Ciclismo | Tour de Francia | 5ª etapa
Escapada milagro
Voeckler ganó al prosperar una fuga que parecía condenada
Los milagros existen y venden cupones. A más cupones, más posibilidades de ser rescatado por un coro de ángeles o de azafatas. Thomas Voeckler compró los suyos. Se escapó en el kilómetro ocho y se le unieron cinco soñadores. Por delante, un mundo, todo el que cabe en 188 kilómetros de sol y asfalto, el ardiente Languedoc-Rosellón, vestido de fiesta con sus banderas de barras rojas y amarillas, vestigio de la Corona de Aragón.
La ventaja de los escapados alcanzó rápidamente los ocho minutos y se redujo demasiado pronto a los cuatro. Y la cosa fue empeorando. Cuando todavía faltaban 50 kilómetros para la meta, la diferencia se reducía a 1:45. Nadie en su sano juicio hubiera apostado por los rebeldes, ni madres ni abuelas. Pero ellos siguieron pedaleando a buen ritmo.
Controlada la fuga, por detrás discurría otra novela. La tramontana ("más allá de las montañas") amenazaba con formar abanicos y los favoritos hicieron lo posible por asomarse a los primeros puestos. No todos lo consiguieron. El larguirucho Gesink (1,87 y 68 kilos), gran esperanza del ciclismo holandés, rodó por el suelo y perdió el tren. También Menchov se vio cortado, aunque consiguió enlazar en compañía de Boonen. Tanto el ruso como el belga andan medio afligidos, como si fueran conscientes de que una fuerza superior los rechaza. El Tour es caprichoso y las conciencias también.
A 30 kilómetros de Perpiñán la ventaja de los rebeldes era de un minuto, una minucia. El pelotón parecía jugar con ellos como los leones con las gacelas. No había duda: en cuanto el Columbia de Cavendish tomara el relevo del Astaná la escapada sería engullida como hemos visto tantas veces, bravo muchachos, adiós muchachos.
Rendido.
Pero nunca llegó ese momento. Una extraña pereza se apoderó del pelotón, harto, quizá, de luchar contra el viento sin más víctima que Gesink, luego retirado. No apareció Columbia, ni tampoco esos equipos secundarios con velocistas terciarios que se apuntan a la caza del zorro. No entró nadie.
Por delante todavía no se había comunicado el milagro. Es posible que las referencias, ya cifradas en segundos, se tomaran como una crueldad perversa. El secreto fue ignorarlas, aislarse.

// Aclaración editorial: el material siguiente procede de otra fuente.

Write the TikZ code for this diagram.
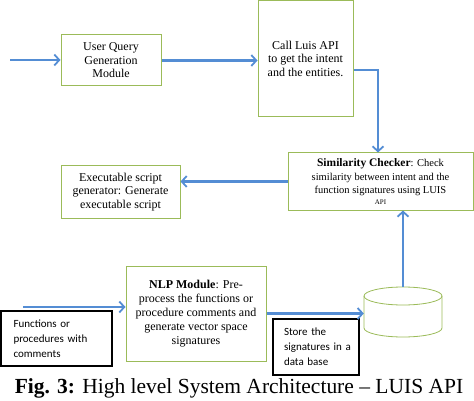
\documentclass[tikz,border=0pt]{standalone}
\usepackage{fontspec}
\setmainfont{Liberation Serif}
\newfontfamily\calibri{Carlito}
\usetikzlibrary{arrows.meta}

\definecolor{flowblue}{RGB}{84,141,212}
\definecolor{boxgreen}{RGB}{155,187,89}

\tikzset{
  module/.style={draw=boxgreen,line width=1pt,align=center,inner sep=0pt,
    font=\fontsize{12}{13.5}\selectfont},
  note/.style={draw=black,line width=1.6pt,align=left,inner sep=0pt,
    text width=#1,font=\calibri\fontsize{11}{15}\selectfont},
  flow/.style={->,flowblue,line width=2.4pt}
}

\begin{document}
\begin{tikzpicture}[x=1pt,y=-1pt,>={Straight Barb[length=5pt,width=11pt,line width=1.8pt]}]
  \useasboundingbox (0,0) rectangle (474,401);
  % boxes
  \node[module,minimum width=100,minimum height=51] (query) at (111,60.5)
    {User Query\\Generation\\Module};
  \node[module,minimum width=95,minimum height=116] (luis) at (305.5,58.5)
    {Call Luis API\\to get the intent\\and the entities.};
  \node[module,minimum width=185,minimum height=57,font=\fontsize{10.5}{13.5}\selectfont] (sim) at (380.5,181.5)
    {\textbf{\fontsize{11.5}{13.5}\selectfont Similarity Checker}: Check\\similarity between intent and the\\function signatures using LUIS\\[-3pt]{\fontsize{7}{7}\selectfont API}};
  \node[module,minimum width=119,minimum height=52] (exe) at (120.5,192)
    {Executable script\\generator: Generate\\executable script};
  \node[module,minimum width=140,minimum height=95,font=\fontsize{12}{14}\selectfont] (nlp) at (196,313.5)
    {\textbf{NLP Module}: Pre-\\process the functions or\\procedure comments and\\generate vector space\\signatures};
  % database
  \node[minimum width=78,minimum height=50,inner sep=0pt] (db) at (403,312) {};
  \draw[boxgreen,line width=0.8pt] (403,296) ellipse (39 and 9);
  \draw[boxgreen,line width=0.8pt] (364,296) -- (364,328) arc[start angle=180,end angle=360,x radius=39,y radius=-9] -- (442,296);
  % notes
  \node[note=100pt,minimum width=111,minimum height=55] (func) at (56.5,338.5)
    {\hspace*{7pt}Functions or\\\hspace*{7pt}procedures with\\\hspace*{7pt}comments};
  \node[note=78pt,minimum width=86,minimum height=56] (store) at (316,347)
    {\hspace*{7pt}Store the\\\hspace*{7pt}signatures in a\\\hspace*{7pt}data base};
  % connectors
  \coordinate (qin) at (10,60);
  \coordinate (fin) at (23,307);
  \coordinate (bend) at (378,70);
  \draw[flow] (qin) -- (qin -| query.west);
  \draw[flow] (query.east) -- (query.east -| luis.west);
  \draw[flow] (bend -| luis.east) -- (bend) -- (bend |- sim.north);
  \draw[flow] (sim.west) -- (sim.west -| exe.east);
  \draw[flow] (db.north) -- (db.north |- sim.south);
  \draw[flow] (fin) -- (fin -| nlp.west);
  \draw[flow] (nlp.east) -- (nlp.east -| db.west);
  % caption
  \node[font=\fontsize{21.5}{24}\selectfont] (caption) at (239,388)
    {\textbf{Fig. 3:} High level System Architecture -- LUIS API};
\end{tikzpicture}
\end{document}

En los últimos diez kilómetros los escapados repitieron la habitual coreografía de ataques y engaños. El ruso Mikhail Ignatiev (Miguel Nacho, en versión castellana) lo probó con decisión un par de veces, pero no basta con la buena voluntad, aunque sea doble. En ese instante se necesita, además de energía, intuición. Es preciso evaluar con una mirada las fuerzas, los egos y los piques personales.
Voeckler fue el más listo y al salir de una rotonda demarró con rabia. Tomó ventaja rápidamente, primero metros y luego segundos, cinco, diez, bingo. Cinco años después de su liderato en el Tour (diez días desafiando a Armstrong), el menudo alsaciano volvía a ser recogido por un coro de ángeles o de azafatas.
En la última recta, Voeckler tuvo tiempo de acordarse de familiares, amigos y conocidos. Tras cruzar la meta esperó con los brazos abiertos al resto del equipo, el de toda la vida, el viejo Bonjour, siempre dirigido por Bernaudeau, el ciclista que parecía negro de tanto que le tostaba el sol.
No fue impostado el entusiasmo de los franceses, especialmente si recordamos que el primero en la clasificación general ocupa el puesto 49 Jerome Pineau, a 3:17.
Hoy el Tour se desliza hasta Barcelona, donde ganó, hace 44 años, el ciclista que mejor podía fusionar lo español y lo galo: Pérez Francés. Nada es casualidad.